Mudando de cenário, estamos nos anos 1970, na praia de Ipanema, mais ou menos na altura da rua Farme de Amoedo. Ali, a Cedae mandou construir uma tubulação de diâmetro enorme para lançar os dejetos da região para bem longe da costa. O chamado “emissário submarino” foi construído nos anos 1970, e passou a despejar 6.000 litros de esgoto por segundo a quase quatro quilômetros da praia, sem ameaças à saúde da rapaziada – diziam.
Chegando à beira da praia, o “emissário” soerguia-se na forma de um enorme areal, ponto de encontro – ainda não se dizia “point” – da juventude negra e dourada. Circulavam por aquelas dunas Monique Evans, Chacal, Glauber, Evandro Mesquita, Regina Casé, Caetano, Fernando Gabeira… O Brasil se socializava por ali, era um lugar onde tudo se podia, desde que discretamente: dos topless aos cigarrinhos malcheirosos que faziam a letargia da tietagem. Ah, caipirinha de limão, cerveja, espetinhos de camarão, biscoitos Globo de polvilho e o “mate para viver” com torneirinha a tiracolo do coitado do vendedor, davam o tom do lugar. Segundo o cantor Jards Macalé, sobre o território livre inaugurado pela Gal, “eles sabiam, vigiavam aquilo, mas deixavam como válvula de escape” (“eles” eram as forças da repressão).

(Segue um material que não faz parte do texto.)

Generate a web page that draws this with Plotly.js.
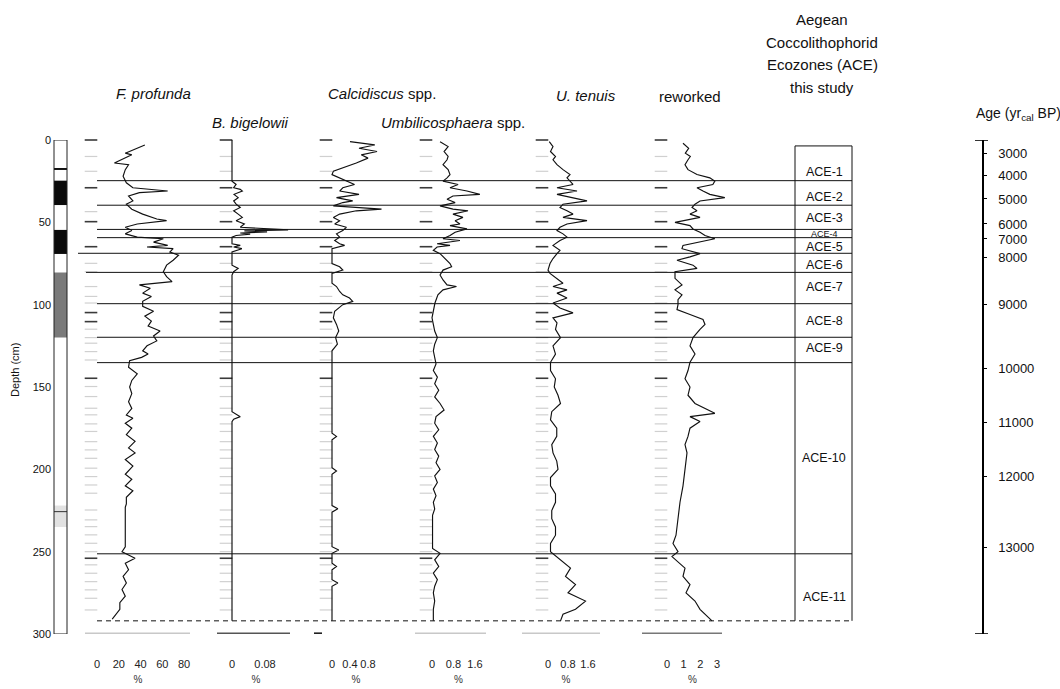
<!DOCTYPE html>
<html><head><meta charset="utf-8">
<script src="https://cdn.plot.ly/plotly-3.0.1.min.js"></script>
<style>html,body{margin:0;padding:0;background:#fff}#chart{width:1060px;height:689px}</style>
</head><body><div id="chart"></div>
<script>
// ---------------- DATA ----------------
const fpDepth = [3,8,9,14,15,18,22,26,29,31,32,34,37,39,42,45,48,49,51,53,55,57,59,60,62,64,65,66,68,70,73,76,80,83,86,88,90,93,95,98,101,104,107,110,113,116,119,122,125,128,130,132,134,138,142,146,150,154,159,163,167,169,172,175,179,183,187,190,194,198,203,206,210,213,217,221,223,247,250,254,257,261,265,269,273,277,281,285,291];
const fpValue = [44,26,32,16,29,26,24,27,33,65,39,29,33,27,32,42,55,64,37,26,32,26,37,61,52,65,46,70,67,75,70,64,61,64,69,39,49,42,50,42,42,52,44,50,47,58,52,55,46,42,47,41,30,29,37,32,30,32,29,32,27,33,26,32,27,35,29,35,26,33,26,32,26,33,27,27,26,26,23,35,26,29,24,27,23,26,21,21,14];

const bbDepth = [0,25,27,29,30,31,33,35,37,39,41,43,45,47,49,51,53,54.6,55.2,55.8,56.5,57.2,58,59,63,64,65,66,68,76,78,80,82,165,168,169.5,171,292];
const bbValue = [0,0,0.01,0.004,0.02,0.025,0.005,0.015,0.004,0.01,0.02,0.004,0.015,0.025,0.01,0.03,0.02,0.136,0.03,0.085,0.02,0.044,0.01,0,0,0.02,0.004,0.024,0,0,0.015,0.004,0,0,0.02,0.004,0,0];

const caDepth = [1,3,5,7,9,11,14,16,19,21,23,25,27,29,31,33,35,37,38,40,42,43,45,47,49,51,53,55,57,59,61,63,64,66,75,77,79,81,87,89,92,94,96,98,100,104,108,112,116,120,124,128,178,180,182,199,201,203,222,224,226,247,249,251,257,259,261,267,269,271,292];
const caValue = [0.4,0.95,0.6,1.0,0.65,0.8,0.54,0.32,0.03,0,0.17,0.32,0.5,0.24,0.17,0.6,0.1,0.46,0.24,0.03,1.1,0.54,0.17,0.03,0.17,0.06,0.32,0.24,0.1,0.17,0.06,0.17,0.28,0,0,0.17,0.24,0,0,0.1,0.17,0.24,0.39,0.46,0.24,0.06,0.03,0.1,0.15,0.08,0.12,0,0,0.1,0,0,0.1,0,0,0.13,0,0,0.15,0,0,0.1,0,0,0.13,0,0];

const umDepth = [1,4,7,10,12,15,18,21,23,25,27,29,31,33,34,36,38,40,42,43,45,47,49,51,52,54,56,58,60,61,63,64,65,67,69,72,75,77,79,82,85,88,89,91,94,99,104,108,112,116,120,124,128,132,136,140,144,148,152,156,160,164,168,172,176,180,184,188,192,196,200,204,208,212,216,220,224,228,248,251,255,259,263,267,271,275,280,285,292];
const umValue = [0.3,0.6,0.45,0.6,0.56,0.41,0.6,0.67,0.56,0.41,0.97,0.67,1.3,1.78,0.78,0.56,0.86,0.3,0.78,1.34,0.78,1.15,0.86,1.04,0.67,1.3,0.86,0.67,0.41,1.04,0.19,0.67,0.19,0.05,0.3,0.48,0.67,0.73,0.41,0.3,0.41,0.56,0.91,0.41,0.22,0.11,0.04,0,0.05,0.1,0.2,0.1,0.05,0.1,0.15,0.05,0.2,0.1,0.25,0.1,0.3,0.45,0.15,0.1,0.25,0.05,0.2,0.1,0.25,0.15,0.3,0.1,0.2,0.05,0.15,0.05,0.1,0.02,0.02,0.3,0.1,0.25,0.05,0.2,0.1,0.05,0.1,0.05,0.05];

const utDepth = [1,4,7,10,12,15,18,21,23,25,27,29,31,33,35,37,39,41,43,45,47,49,51,53,55,57,59,61,64,67,69,72,75,79,81,84,87,89,91,93,96,99,102,105,108,111,115,120,125,130,135,140,145,150,155,160,165,170,175,180,185,190,195,200,205,210,215,220,225,230,235,240,245,250,255,260,265,270,275,280,285,288,292];
const utValue = [0.05,0.2,0.1,0.3,0.2,0.36,0.6,0.88,0.76,0.88,1.0,0.36,1.16,0.36,1.0,1.56,0.6,0.48,0.76,1.0,0.6,1.56,0.76,0.48,0.36,0.6,0.76,0.48,0.2,0.48,0.36,0.2,0.08,0,0.08,0.36,0.6,0.2,0.76,0.36,0.76,0.2,0.48,1.0,0.2,0.36,0.3,0.5,0.2,0.3,0.1,0.1,0.3,0.25,0.4,0.5,0.15,0.1,0.35,0.35,0.15,0.2,0.35,0.4,0.1,0.1,0.3,0.3,0.15,0.15,0.3,0.3,0.1,0.1,0.5,0.9,0.7,1.1,0.8,1.5,1.1,0.6,0.5];

const rwDepth = [2,5,8,10,12,15,18,21,23,25,27,29,31,33,35,37,39,41,43,45,47,49,50,52,54,56,58,60,62,64,66,69,71,73,76,78,80,84,88,91,94,97,100,103,106,109,112,115,120,125,130,135,140,145,150,155,160,163,166,168,171,175,180,185,190,200,210,220,230,240,245,250,253,257,260,265,270,275,280,285,292];
const rwValue = [0.96,1.3,1.1,1.4,1.26,1.08,1.26,1.8,2.57,2.87,2.75,1.8,2.16,2.57,3.47,1.98,1.68,1.5,1.8,1.38,1.98,0.96,0.48,1.38,1.56,1.98,2.28,2.87,1.8,0.96,0.9,1.98,1.38,0.6,1.56,1.8,0.48,0.48,0.9,0.48,0.9,0.66,0.66,0.6,1.38,2.16,2.28,1.98,1.56,1.38,1.68,1.38,1.26,1.08,1.38,1.26,1.68,2.28,2.87,1.38,1.98,1.38,1.26,1.08,1.2,1.08,0.96,0.78,0.66,0.54,0.36,0.66,0.3,0.78,1.08,0.96,1.38,1.14,1.68,1.98,2.7];

// sample-level dash marks drawn beside each curve
const sampleDepth = [0,10,19,29,43.5,49.6,64.8,74.9,80,89,95,99,104.8,110.3,114.9,120,123.4,128.5,133.6,144.7,149.7,155.8,162.9,166.9,172.4,177,183.2,188.2,193.3,199.3,204.4,209.5,214.5,224.7,230.7,234.8,239.8,244.9,250,254,258,263.1,268.2,273.2,278.3,285.4];
const sampleDark = [1,0,0,1,0,1,1,0,0,0,0,0,1,1,0,0,0,0,0,1,0,0,0,0,0,0,0,0,0,0,0,0,0,0,0,0,0,0,0,1,0,0,0,0,0,0];

const depthTicks = [0,50,100,150,200,250,300];
const fpTicks = [0,20,40,60,80];
const bbTicks = [0,0.08];
const caTicks = [0,0.4,0.8];
const umTicks = [0,0.8,1.6];
const utTicks = [0,0.8,1.6];
const rwTicks = [0,1,2,3];

const zoneBounds = [24.7,39.6,54.3,59.3,68.8,80.4,99.4,119.8,135.2,251.3];
const zoneTop = 3.6;
const coreBase = 292;
const aceLabels = ['ACE-1','ACE-2','ACE-3','ACE-4','ACE-5','ACE-6','ACE-7','ACE-8','ACE-9','ACE-10','ACE-11'];
const aceLabelDepth = [19.4,34.6,47.4,57,65,75.9,89.3,110,126.3,193,277.5];

const ageTicks = [3000,4000,5000,6000,7000,8000,9000,10000,11000,12000,13000];
const ageDepth = [7.9,21.3,35.8,51,60.1,71.6,99.6,139,171.8,204.6,247.7];

const lithoTop = [17,24.7,54.6,80.5,222];
const lithoBot = [18.2,39.5,69.2,120,235];
const lithoFill = ['#111','#0a0a0a','#0a0a0a','#7a7a7a','#e2e2e2'];

// ---------------- LAYOUT HELPERS ----------------
const W=1060, H=689;
const X = p => p/W, Y = p => 1 - p/H;
const FONT = '"Liberation Sans", Arial, sans-serif';

const panels = [
  {name:'fp', d:fpDepth, v:fpValue, ticks:fpTicks, zero:97,  ppu:87/80,   left:80,  right:196},
  {name:'bb', d:bbDepth, v:bbValue, ticks:bbTicks, zero:232, ppu:33/0.08, left:212, right:300},
  {name:'ca', d:caDepth, v:caValue, ticks:caTicks, zero:332, ppu:36/0.8,  left:312, right:400},
  {name:'um', d:umDepth, v:umValue, ticks:umTicks, zero:432, ppu:43/1.6,  left:412, right:505},
  {name:'ut', d:utDepth, v:utValue, ticks:utTicks, zero:548, ppu:40/1.6,  left:520, right:612},
  {name:'rw', d:rwDepth, v:rwValue, ticks:rwTicks, zero:667, ppu:50/3,    left:640, right:745}
];

const data = [];
const layout = {
  width:W, height:H, margin:{l:0,r:0,t:0,b:0},
  paper_bgcolor:'#fff', plot_bgcolor:'rgba(0,0,0,0)',
  showlegend:false, font:{family:FONT, color:'#111'},
  shapes:[], annotations:[]
};

layout.yaxis = {
  domain:[Y(634), Y(140)], range:[300,0], anchor:'free', position:X(51),
  tickmode:'array', tickvals:depthTicks, ticks:'', showline:false, color:'#111',
  showgrid:false, zeroline:false, tickfont:{size:11, color:'#111'}
};
layout.yaxis2 = {
  overlaying:'y', side:'right', anchor:'free', position:X(982), range:[300,0],
  tickmode:'array', tickvals:ageDepth, ticktext:ageTicks.map(String),
  showline:true, linecolor:'#000', linewidth:1.6, ticks:'outside', ticklen:3,
  tickcolor:'#000', ticklabelstandoff:9, showgrid:false, zeroline:false, color:'#111',
  tickfont:{size:13, color:'#111'}
};

panels.forEach((p,i)=>{
  const key = i===0 ? 'xaxis' : 'xaxis'+(i+1);
  const ref = i===0 ? 'x' : 'x'+(i+1);
  layout[key] = {
    domain:[X(p.left), X(p.right)],
    range:[(p.left-p.zero)/p.ppu, (p.right-p.zero)/p.ppu],
    anchor:'free', position:Y(656), showline:false, ticks:'', color:'#111',
    tickmode:'array', tickvals:p.ticks, ticktext:p.ticks.map(String),
    tickfont:{size:11, color:'#222'}, showgrid:false, zeroline:false,
    title:{text:'%', font:{size:10, color:'#333'}, standoff:6}
  };
  // sample dashes (light and dark) just left of the zero line
  const off = -6/p.ppu;
  [0,1].forEach(k=>{
    const dd = sampleDepth.filter((_,j)=>sampleDark[j]===k);
    const col = k ? '#3a3a3a' : '#d0d0d0';
    data.push({type:'scatter', mode:'markers', x:dd.map(()=>off), y:dd, xaxis:ref, yaxis:'y',
      marker:{symbol:'line-ew-open', size:9, color:col, line:{width:k? 1.6 : 1.2, color:col}},
      hoverinfo:'skip', cliponaxis:false});
  });
  data.push({type:'scatter', mode:'lines', x:p.v, y:p.d, xaxis:ref, yaxis:'y',
    line:{color:'#111', width:1.15}, hoverinfo:'skip'});
});
// carrier trace for the age axis
data.push({type:'scatter', mode:'markers', x:[null], y:[null], xaxis:'x', yaxis:'y2', hoverinfo:'skip', marker:{opacity:0}});

// lithology column
lithoTop.forEach((t,i)=>{
  layout.shapes.push({type:'rect', xref:'paper', yref:'y', x0:X(54), x1:X(67), y0:t, y1:lithoBot[i],
    fillcolor:lithoFill[i], line:{width:0}});
});
layout.shapes.push({type:'line', xref:'paper', yref:'y', x0:X(54), x1:X(67), y0:225.7, y1:225.7, line:{color:'#333', width:1}});
layout.shapes.push({type:'rect', xref:'paper', yref:'y', x0:X(54), x1:X(67), y0:0, y1:300, line:{color:'#222', width:1}});

// zone boundary lines
zoneBounds.forEach((b,i)=>{
  const start = i===4 ? 78 : (i===5 ? 86 : 97);
  layout.shapes.push({type:'line', xref:'paper', yref:'y', x0:X(start), x1:X(852), y0:b, y1:b, line:{color:'#111', width:1}});
});
layout.shapes.push({type:'line', xref:'paper', yref:'y', x0:X(97), x1:X(852), y0:coreBase, y1:coreBase, line:{color:'#111', width:1, dash:'5px,4px'}});
// ACE box
layout.shapes.push({type:'line', xref:'paper', yref:'y', x0:X(795), x1:X(852), y0:zoneTop, y1:zoneTop, line:{color:'#111', width:1}});
[795,852].forEach(xx=>layout.shapes.push({type:'line', xref:'paper', yref:'y', x0:X(xx), x1:X(xx), y0:zoneTop, y1:coreBase, line:{color:'#111', width:1}}));
// age axis caps
[0,300].forEach(d=>layout.shapes.push({type:'line', xref:'paper', yref:'y', x0:X(975), x1:X(988), y0:d, y1:d, line:{color:'#000', width:1.6}}));
// panel base lines
const baseLines = [[85,190,'#c8c8c8'],[217,290,'#555'],[314,322,'#111'],[415,486,'#c8c8c8'],[522,600,'#c8c8c8'],[642,722,'#777']];
baseLines.forEach(b=>layout.shapes.push({type:'line', xref:'paper', yref:'y', x0:X(b[0]), x1:X(b[1]), y0:299.5, y1:299.5, line:{color:b[2], width:1.5}}));

// ACE labels
aceLabels.forEach((t,i)=>{
  layout.annotations.push({xref:'paper', yref:'y', x:X(824), y:aceLabelDepth[i], text:t, showarrow:false,
    xanchor:'center', yanchor:'middle', font:{size: t==='ACE-4' ? 9 : 12.5, color:'#111'}});
});

// titles
const ann = (x,y,text,size,extra)=>layout.annotations.push(Object.assign({xref:'paper', yref:'paper', x:X(x), y:Y(y), text, showarrow:false, xanchor:'center', yanchor:'middle', font:{size, color:'#111'}}, extra||{}));
ann(153, 93, '<i>F. profunda</i>', 15);
ann(250, 122, '<i>B. bigelowii</i>', 15);
ann(382, 93, '<i>Calcidiscus</i> spp.', 15);
ann(453, 122, '<i>Umbilicosphaera</i> spp.', 15);
ann(586, 95, '<i>U. tenuis</i>', 15);
ann(690, 96, 'reworked', 15);
ann(822, 20, 'Aegean', 15);
ann(822, 43, 'Coccolithophorid', 15);
ann(822, 65, 'Ecozones (ACE)', 15);
ann(822, 88, 'this study', 15);
ann(1018, 114, 'Age (yr<sub>cal</sub> BP)', 14);
ann(15, 370, 'Depth (cm)', 11, {textangle:-90});

Plotly.newPlot('chart', data, layout, {staticPlot:true, displayModeBar:false});
</script>
</body></html>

Lá pelas tantas surgia a “dona” do pedaço, adorada, reverenciada, merecedora de todas as torções de pescoço masculinas e femininas: Gal Costa, rainha de suas dunas, daí as “Dunas da Gal”. Tão comum essa referência ao lugar quanto ao Jardim Botânico e à Pedra do Arpoador, era uma obra feita para despejar o esgoto bem longe. No dia 9 de novembro de 2022, Gal deixou sua canga fictícia sobre dunas imaginárias, e foi molhar-se na água salgada para não mais voltar. Talvez tenha ido encontrar-se com sua Iemanjá, Orixá dos rios e lagos nas origens nigerianas, e entre nós rainha do mar. Água trouxe, água levou. Não fazem mais sentido aquelas dunas que foram uma bolha da intelectualidade carioca, da juventude sadia, dos cantores, instrumentistas, escritores, pintores, cartunistas, cineastas, artistas de cinema e TV, enfim, a “fauna” da intelligentsia. Lá, tudo se podia, ou assim se pensava, enquanto até de cima dos prédios agentes fiscalizavam de binóculos em riste – melhor vê-los aglomerados na praia do que organizando movimentos, deviam pensar os homens da ditadura.

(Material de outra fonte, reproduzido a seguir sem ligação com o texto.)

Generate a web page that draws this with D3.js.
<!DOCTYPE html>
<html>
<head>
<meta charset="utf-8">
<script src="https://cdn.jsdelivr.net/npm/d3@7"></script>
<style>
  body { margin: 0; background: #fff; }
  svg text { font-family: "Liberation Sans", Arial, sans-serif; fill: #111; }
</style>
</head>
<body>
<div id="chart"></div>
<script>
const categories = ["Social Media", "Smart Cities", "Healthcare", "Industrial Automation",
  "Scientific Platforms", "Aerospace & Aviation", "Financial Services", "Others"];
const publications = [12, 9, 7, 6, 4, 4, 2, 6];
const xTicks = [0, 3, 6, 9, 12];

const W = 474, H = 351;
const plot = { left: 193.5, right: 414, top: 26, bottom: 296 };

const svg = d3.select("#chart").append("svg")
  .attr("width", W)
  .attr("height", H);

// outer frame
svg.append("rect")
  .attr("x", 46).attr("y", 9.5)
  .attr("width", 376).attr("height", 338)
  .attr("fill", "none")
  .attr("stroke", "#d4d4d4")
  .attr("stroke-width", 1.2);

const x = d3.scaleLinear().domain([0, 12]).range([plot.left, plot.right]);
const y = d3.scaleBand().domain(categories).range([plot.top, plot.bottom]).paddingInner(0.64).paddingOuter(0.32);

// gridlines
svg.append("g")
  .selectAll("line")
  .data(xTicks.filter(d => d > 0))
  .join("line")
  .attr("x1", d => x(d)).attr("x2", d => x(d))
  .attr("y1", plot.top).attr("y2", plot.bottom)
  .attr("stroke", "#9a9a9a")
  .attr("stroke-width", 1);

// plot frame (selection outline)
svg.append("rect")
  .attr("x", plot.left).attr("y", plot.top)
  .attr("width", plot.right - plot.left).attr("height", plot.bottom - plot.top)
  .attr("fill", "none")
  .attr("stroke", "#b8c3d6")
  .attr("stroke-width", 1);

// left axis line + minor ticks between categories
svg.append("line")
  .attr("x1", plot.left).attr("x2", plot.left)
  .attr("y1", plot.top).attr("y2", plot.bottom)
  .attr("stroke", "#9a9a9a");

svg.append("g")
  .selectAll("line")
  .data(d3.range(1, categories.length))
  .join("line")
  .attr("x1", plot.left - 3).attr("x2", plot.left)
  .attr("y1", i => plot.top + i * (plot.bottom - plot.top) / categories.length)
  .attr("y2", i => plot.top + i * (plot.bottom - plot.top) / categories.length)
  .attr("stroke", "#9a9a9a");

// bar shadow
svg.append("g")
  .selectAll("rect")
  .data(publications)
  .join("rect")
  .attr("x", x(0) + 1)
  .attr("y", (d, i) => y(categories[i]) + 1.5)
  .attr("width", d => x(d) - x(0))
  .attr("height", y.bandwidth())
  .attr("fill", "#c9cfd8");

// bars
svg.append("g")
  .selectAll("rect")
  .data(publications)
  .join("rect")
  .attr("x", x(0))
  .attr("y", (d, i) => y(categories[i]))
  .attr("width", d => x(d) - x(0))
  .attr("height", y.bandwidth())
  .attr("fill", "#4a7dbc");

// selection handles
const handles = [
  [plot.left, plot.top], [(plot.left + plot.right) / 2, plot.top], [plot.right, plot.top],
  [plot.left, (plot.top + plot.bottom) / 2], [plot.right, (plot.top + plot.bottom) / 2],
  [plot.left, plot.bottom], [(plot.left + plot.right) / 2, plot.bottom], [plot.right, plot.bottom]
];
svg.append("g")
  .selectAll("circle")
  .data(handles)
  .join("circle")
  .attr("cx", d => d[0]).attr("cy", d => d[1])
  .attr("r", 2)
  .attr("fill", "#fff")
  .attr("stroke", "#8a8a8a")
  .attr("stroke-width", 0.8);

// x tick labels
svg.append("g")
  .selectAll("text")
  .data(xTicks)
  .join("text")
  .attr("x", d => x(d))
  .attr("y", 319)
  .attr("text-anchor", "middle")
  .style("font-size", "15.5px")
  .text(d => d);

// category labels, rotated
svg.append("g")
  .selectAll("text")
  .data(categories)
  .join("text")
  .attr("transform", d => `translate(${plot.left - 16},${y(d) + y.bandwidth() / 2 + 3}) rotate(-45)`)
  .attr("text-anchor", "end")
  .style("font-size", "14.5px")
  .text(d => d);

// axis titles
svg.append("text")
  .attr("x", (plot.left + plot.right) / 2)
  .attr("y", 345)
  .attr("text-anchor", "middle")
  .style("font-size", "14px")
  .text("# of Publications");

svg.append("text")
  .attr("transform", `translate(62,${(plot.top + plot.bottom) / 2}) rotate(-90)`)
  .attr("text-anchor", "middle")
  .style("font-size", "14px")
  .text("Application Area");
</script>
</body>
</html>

Gal sabia dos lamentos, como em “rasgue a camisa e enxugue meu pranto” (“Pérola Negra”, de Luiz Melodia), de imaginar celestialmente, como em “while my eyes / go looking for flying saucers / in the sky” (“enquanto meus olhos / procuram por discos voadores / no céu”) – em “London, London”, de Caetano, a quem ela conheceu em 1963, uma amizade profunda e para sempre. Tinha aquela voz de timbre “divino, maravilhoso”, título de outro sucesso de Caetano que se tornou capa-título de um de seus discos. Uma voz feminina, Calíope, musa filha de Zeus, com toda a feminilidade, Gal era assumidamente bissexual. Não conseguia engravidar, e deixou entre suas paixões a atriz Lúcia Veríssimo e a cantora Marina Lima. Em 1998, casou-se com a empresária Wilma Petrillo. Aos 60, adotou uma criança, hoje com 17 anos, que não por acaso batizou com o nome do anjo da anunciação, Gabriel.

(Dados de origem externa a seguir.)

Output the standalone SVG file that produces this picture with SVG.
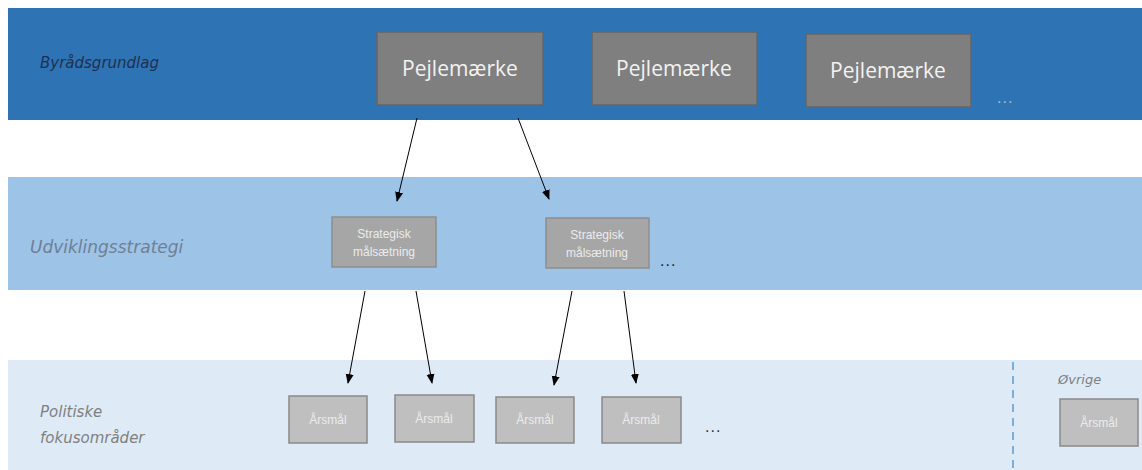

Gal também foi Maria da Graça, Gracinha, Gau – o nome com “l” não tinha a simpatia de Caetano, que havia sido preso, lembrava-lhe a abreviatura de general, mas teve de engoli-lo porque a estrela sabia ser tinhosa. Mãos dadas na “passeata dos cem mil”, mesmo com aquela aparente fragilidade era uma lutadora, como quando cantava “Divino, Maravilhoso”: “é preciso estar atento e forte / não temos tempo de temer a morte”. Gal não morreu.